Quantifying Uncertainty
Engineers should quantify the uncertainty envelope around shrinkage factors. Monte Carlo simulations can be implemented by feeding the calculator with random sampling of coefficients within plausible ranges. The resulting distribution of stock-tank volumes helps reserve auditors understand upside and downside cases. Even a 0.05 change in shrinkage factor may swing recoverable volumes by tens of millions of barrels in giant reservoirs.
Example Scenario
Consider a reservoir producing 10,000 barrels of fluid at 3,500 psi and 210 °F. Surface handling occurs at 14.7 psi and 80 °F. With a compressibility of 2.5e-6 psi-1, thermal coefficient of 0.00035 °F-1, solution GOR of 600 scf/bbl, and negligible salinity factor, the calculator predicts a shrinkage factor close to 1.48. Consequently, only about 6,756 barrels reach stock tanks. If water cut rises to 10 percent, net oil volumes shrink further, emphasizing why regular parameter updates are essential.
Table: Impact of Individual Factors
| Scenario | Pressure Drop (psi) | Temp Drop (°F) | GOR (scf/bbl) | Shrinkage Factor |
|---|---|---|---|---|
| Base Case | 3485 | 130 | 600 | 1.48 |
| High GOR | 3485 | 130 | 800 | 1.54 |
| Low Temperature Drop | 3485 | 80 | 600 | 1.41 |
| Reduced Pressure Drop | 2000 | 130 | 600 | 1.36 |
These scenarios illustrate how each input dominantly impacts the final shrinkage. Engineers can use such tables to create decision matrices for facility upgrades or enhanced recovery plans.
Implementation Tips
- Always synchronize input units. When volumes are measured in cubic meters, the calculator automatically converts to barrels internally for shrinkage calculations and then reconverts to the selected unit for reporting.

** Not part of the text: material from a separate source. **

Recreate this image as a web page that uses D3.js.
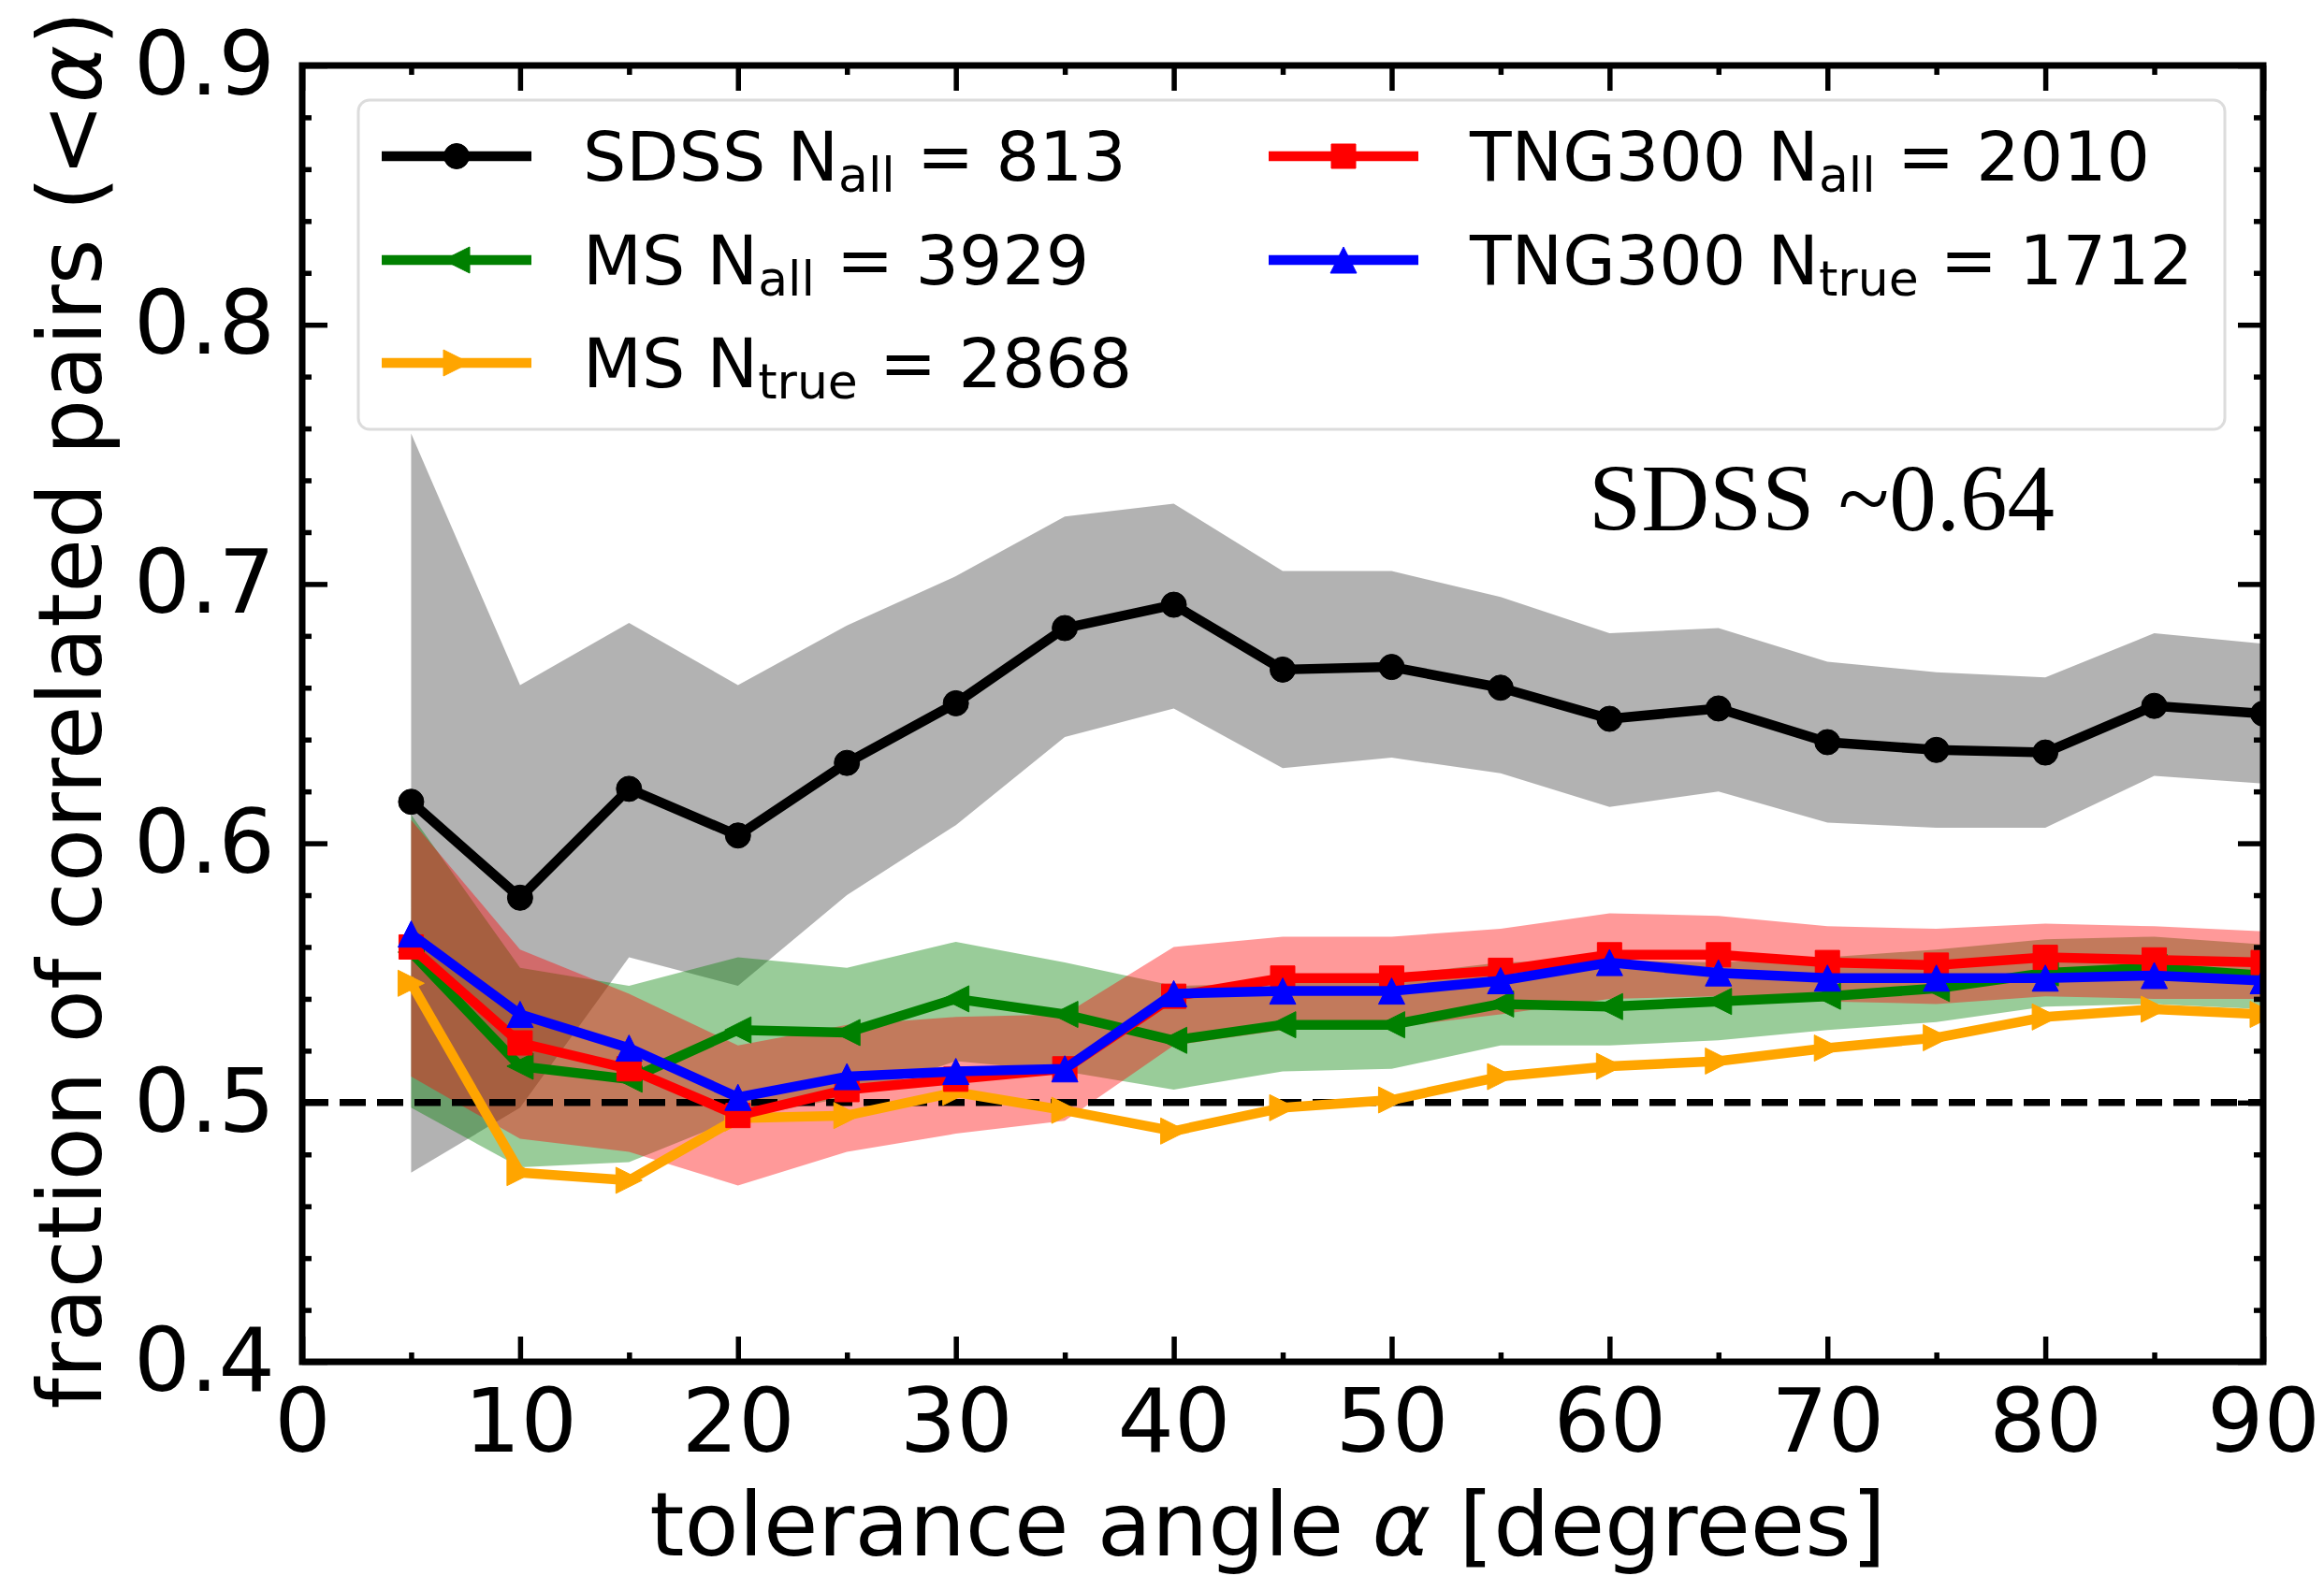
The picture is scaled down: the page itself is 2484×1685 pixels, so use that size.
<!DOCTYPE html>
<html>
<head>
<meta charset="utf-8">
<script src="https://cdn.jsdelivr.net/npm/d3@7"></script>
<style>
  html, body { margin: 0; padding: 0; background: #fff; }
  svg { display: block; }
  text { font-family: "DejaVu Sans", sans-serif; fill: #000; }
</style>
</head>
<body>
<svg id="chart" width="2484" height="1685"></svg>
<script>
// Tolerance angles (degrees)
const angles = [5, 10, 15, 20, 25, 30, 35, 40, 45, 50, 55, 60, 65, 70, 75, 80, 85, 90];

// SDSS observed fraction with its uncertainty band
const sdss   = [0.616, 0.579, 0.621, 0.603, 0.631, 0.654, 0.683, 0.692, 0.667, 0.668, 0.660, 0.648, 0.652, 0.639, 0.636, 0.635, 0.653, 0.650];
const sdssHi = [0.758, 0.661, 0.685, 0.661, 0.684, 0.703, 0.726, 0.731, 0.705, 0.705, 0.695, 0.681, 0.683, 0.670, 0.666, 0.664, 0.681, 0.677];
const sdssLo = [0.473, 0.498, 0.556, 0.545, 0.580, 0.607, 0.641, 0.652, 0.629, 0.633, 0.627, 0.614, 0.620, 0.608, 0.606, 0.606, 0.626, 0.623];

// Millennium Simulation, all pairs, with band
const msAll   = [0.558, 0.514, 0.509, 0.528, 0.527, 0.540, 0.534, 0.524, 0.530, 0.530, 0.538, 0.537, 0.539, 0.541, 0.544, 0.550, 0.552, 0.549];
const msAllHi = [0.611, 0.552, 0.545, 0.556, 0.552, 0.562, 0.554, 0.545, 0.546, 0.549, 0.554, 0.555, 0.554, 0.556, 0.559, 0.563, 0.564, 0.561];
const msAllLo = [0.498, 0.475, 0.477, 0.494, 0.502, 0.516, 0.512, 0.505, 0.512, 0.513, 0.522, 0.522, 0.524, 0.528, 0.531, 0.537, 0.538, 0.536];

// Millennium Simulation, true pairs
const msTrue = [0.546, 0.473, 0.470, 0.494, 0.495, 0.504, 0.497, 0.489, 0.498, 0.501, 0.510, 0.514, 0.516, 0.521, 0.525, 0.533, 0.536, 0.534];

// TNG300, all pairs, with band
const tngAll   = [0.560, 0.523, 0.513, 0.495, 0.505, 0.509, 0.513, 0.541, 0.548, 0.548, 0.551, 0.557, 0.557, 0.554, 0.553, 0.556, 0.555, 0.554];
const tngAllHi = [0.609, 0.559, 0.542, 0.522, 0.530, 0.533, 0.534, 0.560, 0.564, 0.564, 0.567, 0.573, 0.572, 0.568, 0.567, 0.569, 0.568, 0.566];
const tngAllLo = [0.510, 0.486, 0.481, 0.468, 0.481, 0.488, 0.493, 0.522, 0.528, 0.529, 0.534, 0.540, 0.541, 0.539, 0.538, 0.541, 0.540, 0.540];

// TNG300, true pairs
const tngTrue = [0.565, 0.534, 0.521, 0.502, 0.510, 0.512, 0.513, 0.542, 0.543, 0.543, 0.547, 0.554, 0.550, 0.548, 0.548, 0.548, 0.549, 0.547];

// Axis ticks
const xMajor = [0, 10, 20, 30, 40, 50, 60, 70, 80, 90];
const xMinor = [5, 15, 25, 35, 45, 55, 65, 75, 85];
const yMajor = [0.4, 0.5, 0.6, 0.7, 0.8, 0.9];
const yMinor = [0.42, 0.44, 0.46, 0.48, 0.52, 0.54, 0.56, 0.58, 0.62, 0.64, 0.66, 0.68, 0.72, 0.74, 0.76, 0.78, 0.82, 0.84, 0.86, 0.88];

// Legend entries: label prefix, subscript, count
const legendNames = ["SDSS", "MS", "MS", "TNG300", "TNG300"];
const legendSubs  = ["all", "all", "true", "all", "true"];
const legendCounts = [813, 3929, 2868, 2010, 1712];

const baseline = 0.5;
const noteText = "SDSS ~0.64";

// ---------------------------------------------------------------
const svg = d3.select("#chart");
const frame = { left: 323, right: 2419, top: 70, bottom: 1456 };

const x = d3.scaleLinear().domain([0, 90]).range([frame.left, frame.right]);
const y = d3.scaleLinear().domain([0.4, 0.9]).range([frame.bottom, frame.top]);

svg.append("rect").attr("width", 2484).attr("height", 1685).attr("fill", "#fff");

svg.append("defs").append("clipPath").attr("id", "plotclip")
  .append("rect")
  .attr("x", frame.left).attr("y", frame.top)
  .attr("width", frame.right - frame.left).attr("height", frame.bottom - frame.top);

const plot = svg.append("g").attr("clip-path", "url(#plotclip)");

// Uncertainty bands, drawn underneath the curves
const bands = [
  { hi: sdssHi,   lo: sdssLo,   fill: "rgba(0,0,0,0.3)" },
  { hi: msAllHi,  lo: msAllLo,  fill: "rgba(0,128,0,0.4)" },
  { hi: tngAllHi, lo: tngAllLo, fill: "rgba(255,0,0,0.4)" }
];
bands.forEach(b => {
  const area = d3.area()
    .x((d, i) => x(angles[i]))
    .y0((d, i) => y(b.lo[i]))
    .y1((d, i) => y(b.hi[i]));
  plot.append("path").attr("d", area(b.hi)).attr("fill", b.fill).attr("stroke", "none");
});

// Reference level at 0.5
plot.append("line")
  .attr("x1", x(0)).attr("x2", x(90))
  .attr("y1", y(baseline)).attr("y2", y(baseline))
  .attr("stroke", "#000").attr("stroke-width", 7.5)
  .attr("stroke-dasharray", "28,12");

// Marker shapes (bounding box of side s, centred on the point)
function markerPath(kind, s) {
  const h = s / 2;
  switch (kind) {
    case "circle": return `M${-h},0A${h},${h} 0 1,0 ${h},0A${h},${h} 0 1,0 ${-h},0Z`;
    case "square": return `M${-h},${-h}H${h}V${h}H${-h}Z`;
    case "up":     return `M0,${-h}L${h},${h}L${-h},${h}Z`;
    case "left":   return `M${-h},0L${h},${-h}L${h},${h}Z`;
    case "right":  return `M${h},0L${-h},${-h}L${-h},${h}Z`;
  }
}

const series = [
  { values: sdss,    color: "#000000", marker: "circle", size: 27 },
  { values: msAll,   color: "#008000", marker: "left",   size: 28 },
  { values: msTrue,  color: "#FFA500", marker: "right",  size: 28 },
  { values: tngAll,  color: "#FF0000", marker: "square", size: 26 },
  { values: tngTrue, color: "#0000FF", marker: "up",     size: 28 }
];

const line = d3.line().x((d, i) => x(angles[i])).y(d => y(d));
series.forEach(s => {
  const g = plot.append("g");
  g.append("path").attr("d", line(s.values))
    .attr("fill", "none").attr("stroke", s.color)
    .attr("stroke-width", 10.5).attr("stroke-linejoin", "round").attr("stroke-linecap", "square");
  g.selectAll("path.mk").data(s.values).join("path")
    .attr("class", "mk")
    .attr("d", markerPath(s.marker, s.size))
    .attr("transform", (d, i) => `translate(${x(angles[i])},${y(d)})`)
    .attr("fill", s.color).attr("stroke", s.color).attr("stroke-width", 1);
});

// Axes: ticks point inward on all four sides
const tickW = 5.5, majorLen = 27, minorLen = 10, pad = 29, fs = 95;

function styleAxis(g) {
  g.select(".domain").remove();
  g.selectAll(".tick line").attr("stroke", "#000").attr("stroke-width", tickW);
  g.selectAll(".tick text").attr("font-size", fs).attr("font-family", "DejaVu Sans").attr("fill", "#000");
}

svg.append("g").attr("transform", `translate(0,${frame.bottom})`)
  .call(d3.axisBottom(x).tickValues(xMajor).tickSize(-majorLen).tickPadding(pad).tickFormat(d3.format("d")))
  .call(styleAxis);
svg.append("g").attr("transform", `translate(0,${frame.bottom})`)
  .call(d3.axisBottom(x).tickValues(xMinor).tickSize(-minorLen).tickFormat(""))
  .call(styleAxis);
svg.append("g").attr("transform", `translate(0,${frame.top})`)
  .call(d3.axisTop(x).tickValues(xMajor).tickSize(-majorLen).tickFormat(""))
  .call(styleAxis);
svg.append("g").attr("transform", `translate(0,${frame.top})`)
  .call(d3.axisTop(x).tickValues(xMinor).tickSize(-minorLen).tickFormat(""))
  .call(styleAxis);

svg.append("g").attr("transform", `translate(${frame.left},0)`)
  .call(d3.axisLeft(y).tickValues(yMajor).tickSize(-majorLen).tickPadding(pad).tickFormat(d3.format(".1f")))
  .call(styleAxis);
svg.append("g").attr("transform", `translate(${frame.left},0)`)
  .call(d3.axisLeft(y).tickValues(yMinor).tickSize(-minorLen).tickFormat(""))
  .call(styleAxis);
svg.append("g").attr("transform", `translate(${frame.right},0)`)
  .call(d3.axisRight(y).tickValues(yMajor).tickSize(-majorLen).tickFormat(""))
  .call(styleAxis);
svg.append("g").attr("transform", `translate(${frame.right},0)`)
  .call(d3.axisRight(y).tickValues(yMinor).tickSize(-minorLen).tickFormat(""))
  .call(styleAxis);

// Frame
svg.append("rect")
  .attr("x", frame.left).attr("y", frame.top)
  .attr("width", frame.right - frame.left).attr("height", frame.bottom - frame.top)
  .attr("fill", "none").attr("stroke", "#000").attr("stroke-width", 7);

// Axis titles
const xt = svg.append("text")
  .attr("x", (frame.left + frame.right) / 2 - 16).attr("y", 1663)
  .attr("text-anchor", "middle").attr("font-size", 95);
xt.append("tspan").text("tolerance angle ");
xt.append("tspan").attr("font-style", "italic").text("α");
xt.append("tspan").text(" [degrees]");

const yt = svg.append("text")
  .attr("transform", `translate(108,${(frame.top + frame.bottom) / 2 - 4}) rotate(-90)`)
  .attr("text-anchor", "middle").attr("font-size", 94);
yt.append("tspan").text("fraction of correlated pairs (<");
yt.append("tspan").attr("font-style", "italic").text("α");
yt.append("tspan").text(")");

// Legend
const lg = svg.append("g");
lg.append("rect")
  .attr("x", 383).attr("y", 107).attr("width", 1995).attr("height", 352)
  .attr("rx", 12).attr("ry", 12)
  .attr("fill", "rgba(255,255,255,0.8)").attr("stroke", "#dcdcdc").attr("stroke-width", 3);

const colX = [408, 1356];
const rowY = [167, 278, 388];
const lfs = 73, subFs = 52, subDy = 12;
series.forEach((s, k) => {
  const col = k < 3 ? 0 : 1;
  const row = k < 3 ? k : k - 3;
  const x0 = colX[col], yy = rowY[row];
  const g = lg.append("g");
  g.append("line").attr("x1", x0).attr("x2", x0 + 160).attr("y1", yy).attr("y2", yy)
    .attr("stroke", s.color).attr("stroke-width", 10.5);
  g.append("path").attr("d", markerPath(s.marker, s.size))
    .attr("transform", `translate(${x0 + 80},${yy})`)
    .attr("fill", s.color).attr("stroke", s.color).attr("stroke-width", 1);
  const t = g.append("text").attr("x", x0 + 215).attr("y", yy + 26).attr("font-size", lfs);
  t.append("tspan").text(legendNames[k] + " N");
  t.append("tspan").attr("font-size", subFs).attr("dy", subDy).text(legendSubs[k]);
  t.append("tspan").attr("dy", -subDy).text(" = " + legendCounts[k]);
});

// Annotation
svg.append("text")
  .attr("x", 1698).attr("y", 567)
  .style("font-family", "'Liberation Serif', serif")
  .attr("font-size", 101)
  .text(noteText);
</script>
</body>
</html>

- Leverage historical test data. If separator tests show a consistent shrinkage factor over several months, treat the calculator output as a calibration point rather than an absolute truth.
- Document the coefficients used for each well or field. This maintains traceability and simplifies future audits.
By combining robust data with the calculator’s transparency, operators gain a defensible workflow for reporting and planning.